Live aus der English National Opera “Coliseum” London: “CARMEN ALS BLONDES SEXSYMBOL“ – 1.7.2015
Foto: Coliseum
Nach den Vorstellungen des „Set-Designers“ Calixto Bleito scheint es in Bizets Oper „Carmen“ vor allem um Gewalt und Sex – Sex und Gewalt zu gehen. Dazwischen spielt sich die „übrige“ Opernhandlung nach dem Libretto von Henri Meilhac und Ludovic Halévy ab, die er so etwa in die 50er Jahre im Westen Deutschlands oder – wegen der Tattoos und manch flippigem Outfit (Mercé Paloma) auch in die Jetztzeit, in der die 50er wieder „in“ sind, verlegte.
Die Bühne wurde – außer mit einem alten Mecedes im Mittelpunkt, in, auf, neben und unter dem sich vieles abspielte, und einigen anderen „Oldtimern“ sowie einem Campingstuhl und einigen Silhouetten im Wesentlichen mit Licht gestaltet (Lighting Designer: Bruno Post), letzteres so gekonnt, dass man nicht viel mehr vermisste.
Carmen war blond und schwerlich als Zigeunerin zu erkennen, aber ihre Verführungskünste waren mindestens so stark wie die der „originalen“ Carmen. Das Ganze spielte ohnehin nicht in Spanien. Justina Gringyte war dennoch eine von Anfang bis zum bitteren Ende „berauschende“ Carmen, die bei allen verführerischen Posen auch noch sehr gut sang. Sie war eher ein „blondes Gift“, aber ihre Gesangskünste waren bei all den wirklich verführerisch wirkenden Gesten und fast sportlichen Aktivitäten mehr als bewundernswert. Während der gesamten Vorstellung stand sie im Mittelpunkt und war sowohl in ihrem faszinierenden Spiel als auch in musikalischer Hinsicht immer präsent und in „Hochform“. Ihr konnte man getrost glauben, dass ihr alle Männer „zu Füßen lagen“.

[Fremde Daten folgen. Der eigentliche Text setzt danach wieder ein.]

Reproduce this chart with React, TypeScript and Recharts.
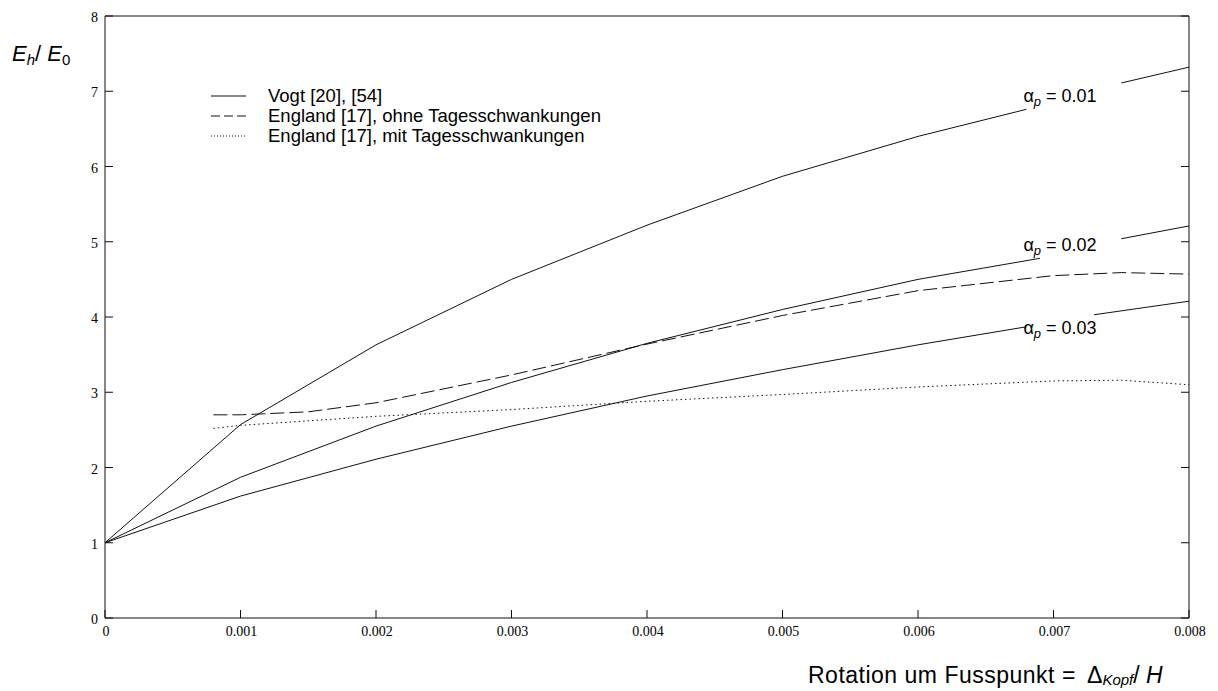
import { LineChart, Line, XAxis, YAxis, ReferenceDot } from 'recharts';

type Pt = { x: number; y: number };

// Vogt curves, split where the alpha labels sit on the line
const VOGT_001_A: Pt[] = [
  { x: 0, y: 1 }, { x: 0.001, y: 2.57 }, { x: 0.002, y: 3.63 }, { x: 0.003, y: 4.5 },
  { x: 0.004, y: 5.22 }, { x: 0.005, y: 5.87 }, { x: 0.006, y: 6.4 }, { x: 0.0068, y: 6.76 },
];
const VOGT_001_B: Pt[] = [{ x: 0.0075, y: 7.11 }, { x: 0.008, y: 7.32 }];

const VOGT_002_A: Pt[] = [
  { x: 0, y: 1 }, { x: 0.001, y: 1.87 }, { x: 0.002, y: 2.55 }, { x: 0.003, y: 3.13 },
  { x: 0.004, y: 3.65 }, { x: 0.005, y: 4.1 }, { x: 0.006, y: 4.5 }, { x: 0.0069, y: 4.78 },
];
const VOGT_002_B: Pt[] = [{ x: 0.0075, y: 5.04 }, { x: 0.008, y: 5.21 }];

const VOGT_003_A: Pt[] = [
  { x: 0, y: 1 }, { x: 0.001, y: 1.62 }, { x: 0.002, y: 2.11 }, { x: 0.003, y: 2.55 },
  { x: 0.004, y: 2.95 }, { x: 0.005, y: 3.3 }, { x: 0.006, y: 3.63 }, { x: 0.0068, y: 3.87 },
];
const VOGT_003_B: Pt[] = [{ x: 0.0073, y: 4.03 }, { x: 0.008, y: 4.21 }];

const ENGLAND_OHNE: Pt[] = [
  { x: 0.0008, y: 2.7 }, { x: 0.001, y: 2.7 }, { x: 0.0015, y: 2.74 }, { x: 0.002, y: 2.86 },
  { x: 0.003, y: 3.23 }, { x: 0.004, y: 3.64 }, { x: 0.005, y: 4.02 }, { x: 0.006, y: 4.35 },
  { x: 0.007, y: 4.55 }, { x: 0.0075, y: 4.59 }, { x: 0.008, y: 4.57 },
];

const ENGLAND_MIT: Pt[] = [
  { x: 0.0008, y: 2.52 }, { x: 0.001, y: 2.56 }, { x: 0.002, y: 2.68 }, { x: 0.003, y: 2.77 },
  { x: 0.004, y: 2.88 }, { x: 0.005, y: 2.97 }, { x: 0.006, y: 3.07 }, { x: 0.007, y: 3.15 },
  { x: 0.0075, y: 3.16 }, { x: 0.008, y: 3.1 },
];

const ALPHA_LABELS = [
  { x: 0.0068, y: 6.86, text: '0.01' },
  { x: 0.0068, y: 4.88, text: '0.02' },
  { x: 0.0068, y: 3.77, text: '0.03' },
];

const LEGEND = [
  { label: 'Vogt [20], [54]', dash: undefined as string | undefined },
  { label: 'England [17], ohne Tagesschwankungen', dash: '9 4' },
  { label: 'England [17], mit Tagesschwankungen', dash: '1 2' },
];

const X_TICKS = [0, 0.001, 0.002, 0.003, 0.004, 0.005, 0.006, 0.007, 0.008];
const Y_TICKS = [0, 1, 2, 3, 4, 5, 6, 7, 8];

const INK = '#111';
const TICK_FONT = { fontFamily: 'Liberation Serif', fontSize: 14, fill: '#000' };
const SANS = 'Arial, Liberation Sans, sans-serif';

const LeftTick = (p: any) => (
  <g>
    <line x1={p.x} x2={p.x + 8} y1={p.y} y2={p.y} stroke={INK} />
    <text x={p.x - 7} y={p.y + 6} textAnchor="end" {...TICK_FONT}>{p.payload.value}</text>
  </g>
);
const RightTick = (p: any) => <line x1={p.x - 8} x2={p.x} y1={p.y} y2={p.y} stroke={INK} />;
const BottomTick = (p: any) => (
  <g>
    <line x1={p.x} x2={p.x} y1={p.y} y2={p.y - 8} stroke={INK} />
    <text x={p.x + 1} y={p.y + 18} textAnchor="middle" {...TICK_FONT}>{String(p.payload.value)}</text>
  </g>
);
const TopTick = (p: any) => <line x1={p.x} x2={p.x} y1={p.y} y2={p.y + 8} stroke={INK} />;

const AlphaLabel = (text: string) => (p: any) => (
  <text x={p.cx - 3} y={p.cy} fontFamily={SANS} fontSize={18} fill="#000">
    <tspan>α</tspan>
    <tspan fontSize={13} fontStyle="italic" dy={4}>p</tspan>
    <tspan dy={-4}> = {text}</tspan>
  </text>
);

const solid = { stroke: INK, strokeWidth: 1, dot: false, isAnimationActive: false, type: 'linear' as const };

export default function App() {
  return (
    <div style={{ position: 'fixed', top: 0, left: 0, width: 1218, height: 691, background: '#fff' }}>
      <LineChart width={1218} height={691} margin={{ top: 15, right: 28, bottom: 43, left: 75 }}>
        <XAxis dataKey="x" type="number" domain={[0, 0.008]} ticks={X_TICKS} height={30}
          tickSize={0} tickMargin={0} tickLine={false} tick={BottomTick}
          axisLine={{ stroke: INK }} allowDataOverflow />
        <XAxis xAxisId="top" orientation="top" type="number" domain={[0, 0.008]} ticks={X_TICKS} height={1}
          tickSize={0} tickMargin={0} tickLine={false} tick={TopTick}
          axisLine={{ stroke: INK }} allowDataOverflow />
        <YAxis type="number" domain={[0, 8]} ticks={Y_TICKS} width={30}
          tickSize={0} tickMargin={0} tickLine={false} tick={LeftTick}
          axisLine={{ stroke: INK }} allowDataOverflow />
        <YAxis yAxisId="right" orientation="right" type="number" domain={[0, 8]} ticks={Y_TICKS} width={1}
          tickSize={0} tickMargin={0} tickLine={false} tick={RightTick}
          axisLine={{ stroke: INK }} allowDataOverflow />

        <Line data={VOGT_001_A} dataKey="y" {...solid} />
        <Line data={VOGT_001_B} dataKey="y" {...solid} />
        <Line data={VOGT_002_A} dataKey="y" {...solid} />
        <Line data={VOGT_002_B} dataKey="y" {...solid} />
        <Line data={VOGT_003_A} dataKey="y" {...solid} />
        <Line data={VOGT_003_B} dataKey="y" {...solid} />
        <Line data={ENGLAND_OHNE} dataKey="y" {...solid} strokeDasharray="14 5" />
        <Line data={ENGLAND_MIT} dataKey="y" {...solid} strokeDasharray="1.5 3" />

        {ALPHA_LABELS.map((l) => (
          <ReferenceDot key={l.text} x={l.x} y={l.y} r={0} shape={AlphaLabel(l.text)} />
        ))}
      </LineChart>

      {/* legend and axis titles */}
      <svg width={1218} height={691} style={{ position: 'absolute', left: 0, top: 0, pointerEvents: 'none' }}>
        {LEGEND.map((e, i) => (
          <g key={e.label}>
            <line x1={211} x2={246} y1={96 + i * 20} y2={96 + i * 20} stroke={INK} strokeDasharray={e.dash} />
            <text x={268} y={102 + i * 20} fontFamily={SANS} fontSize={18.5} fill="#000">{e.label}</text>
          </g>
        ))}

        <text x={12} y={61} fontFamily={SANS} fontSize={22} fill="#000">
          <tspan fontStyle="italic">E</tspan>
          <tspan fontSize={15} fontStyle="italic" dy={4}>h</tspan>
          <tspan dy={-4}>/ </tspan>
          <tspan fontStyle="italic">E</tspan>
          <tspan fontSize={15} dy={4}>0</tspan>
        </text>

        <text y={683} fontFamily={SANS} fontSize={23} fill="#000">
          <tspan x={808} letterSpacing={0.5}>Rotation um Fusspunkt =</tspan>
          <tspan x={1087}>Δ</tspan>
          <tspan fontSize={15} fontStyle="italic" dy={2}>Kopf</tspan>
          <tspan dy={-2}>/ </tspan>
          <tspan fontStyle="italic">H</tspan>
        </text>
      </svg>
    </div>
  );
}
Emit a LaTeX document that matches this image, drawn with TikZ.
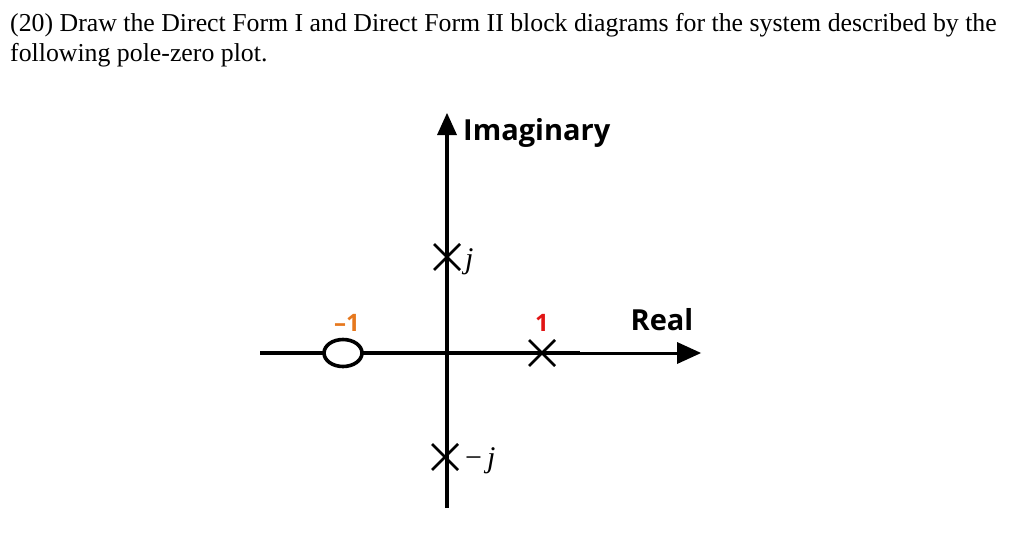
\documentclass[tikz,border=0pt]{standalone}
\usepackage{fontspec}
\setmainfont{Liberation Serif}
\newfontfamily\plotfont{Open Sans}
\begin{document}
\begin{tikzpicture}[x=1pt,y=-1pt,
  ax/.style={line width=4pt},
  cross/.style={line width=2.8pt},
  lbl/.style={font=\plotfont\bfseries\fontsize{29}{32}\selectfont, inner sep=0pt}]
\useasboundingbox (0,0) rectangle (1024,535);
\node[anchor=base west, inner sep=0pt, font=\fontsize{25.8}{30}\selectfont] (t1) at (10,32) {(20) Draw the Direct Form I and Direct Form II block diagrams for the system described by the};
\node[anchor=base west, inner sep=0pt, font=\fontsize{25.8}{30}\selectfont] (t2) at (10,62) {following pole-zero plot.};
% axes
\coordinate (o) at (447,353);
\draw[ax] (447,508) -- (447,128);
\fill (447,113) -- (457,135) -- (437,135) -- cycle;
\draw[ax] (260,353) -- (580,353);
\draw[line width=3pt] (580,353) -- (680,353);
\fill (701,353) -- (677,342) -- (677,364) -- cycle;
% zero
\draw[line width=3.6pt, fill=white] (343,353) ellipse (19 and 13.5);
% poles
\foreach \n/\cx/\cy in {pa/447/257, pb/542/353, pc/445/457}{
  \coordinate (\n) at (\cx,\cy);
  \draw[cross] (\cx-13,\cy-13) -- (\cx+13,\cy+13) (\cx-13,\cy+13) -- (\cx+13,\cy-13);
}
\node[anchor=west, inner sep=0pt, font=\fontsize{30}{32}\selectfont\itshape] (lj) at (465,262) {j};
\node[anchor=west, inner sep=0pt, font=\fontsize{30}{32}\selectfont] (lmj) at (465,461) {−\,\textit{j}};
\node[lbl, text={rgb,255:red,230;green,120;blue,30}, font=\plotfont\bfseries\fontsize{24}{26}\selectfont] (m1) at (347,323) {–1};
\node[lbl, text={rgb,255:red,225;green,20;blue,20}, font=\plotfont\bfseries\fontsize{24}{26}\selectfont] (p1) at (542,323) {1};
\node[lbl] (re) at (662,320) {Real};
\node[lbl, anchor=west] (im) at (463,133) {Imaginary};
\end{tikzpicture}
\end{document}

Ihre Gegenspielerin Micaela fand in Eleanor Dennis eine beeindruckende Vertreterin, deren wunderbar ausdrucks- und seelenvolle Stimme und gute Gesangstechnik sich über ihr ausgeflipptes Kostüm, obwohl sie eigentlich als schüchternes „Mädchen vom Lande“ in die ihr fremde Stadt und später zu den Schmugglern kommt, und ihr von der Regie bestimmtes „männertolles“ Verhalten erhob und trotzdem eine musikalisch sehr beeindruckende Leistung auf die Bühne zauberte, die man nicht so schnell vergisst.
Der zwischen beiden Frauen schwankende Don José alias Eric Cutler stand beiden auch mit seinem Gesang und in seiner Erscheinung in nichts nach. Ebenso konnte sich sein Gegenspieler Don Excamillo alias Leigh Melrose sehen und hören lassen. Es war erstaunlich, welch gute gesangliche Leistungen an diesem Opernhaus gleich bei allen vier Protagonisten zu finden waren, die – auch ohne die ganz großen Stars wie im Royal Opera House – in musikalischer Hinsicht eine sehr eindrucksvolle Aufführung zustande kommen ließen.
Überhaupt gab es bei den Hauptdarstellern bei aller geforderten „Sportlichkeit“ nur sehr gute gesangliche Leistungen, und, was leider immer seltener wird, ausgezeichnete Artikulation und Textverständlichkeit. Durch ihre Gesangsleistungen stand man dann auch Bühnenbild, Kostümen und Regie wohlwollend gegenüber und war mit der Inszenierung, bei der weitere „dekorativ“ auflockernde, aber für die Handlung nicht unbedingt erforderliche Gestalten wie ein Afrikaner, ein Kind und ein Tänzer (Choreografer: Francesca Jaynes) hinzugefügt waren, „versöhnt“.
Die weiteren Rollen waren mit Rhian Lois (Frasquita), Clare Presland (Mercédes), George Humphreys (Moralés) und Geoffrey Dolton (Dancairo) ebenfalls typgerecht und mit guten Sängern, die ihre Rollen glaubwürdig gestalteten, besetzt.
Der Chor der Zigarettenarbeiterinnen und Soldaten und der Kinderchor, dessen Mitglieder schon sehr professionell auftraten, konnten sich ebenfalls sehen und hören lassen.
Ein großes Lob gebührt auch dem Orchester und seinem Dirigenten Sir Richard Armstrong, der das richtige Maß an Tempo, Lautstärke und „Feeling“ für Bizets Musik hatte und eine gute musikalische Basis für die Aufführung aufbaute.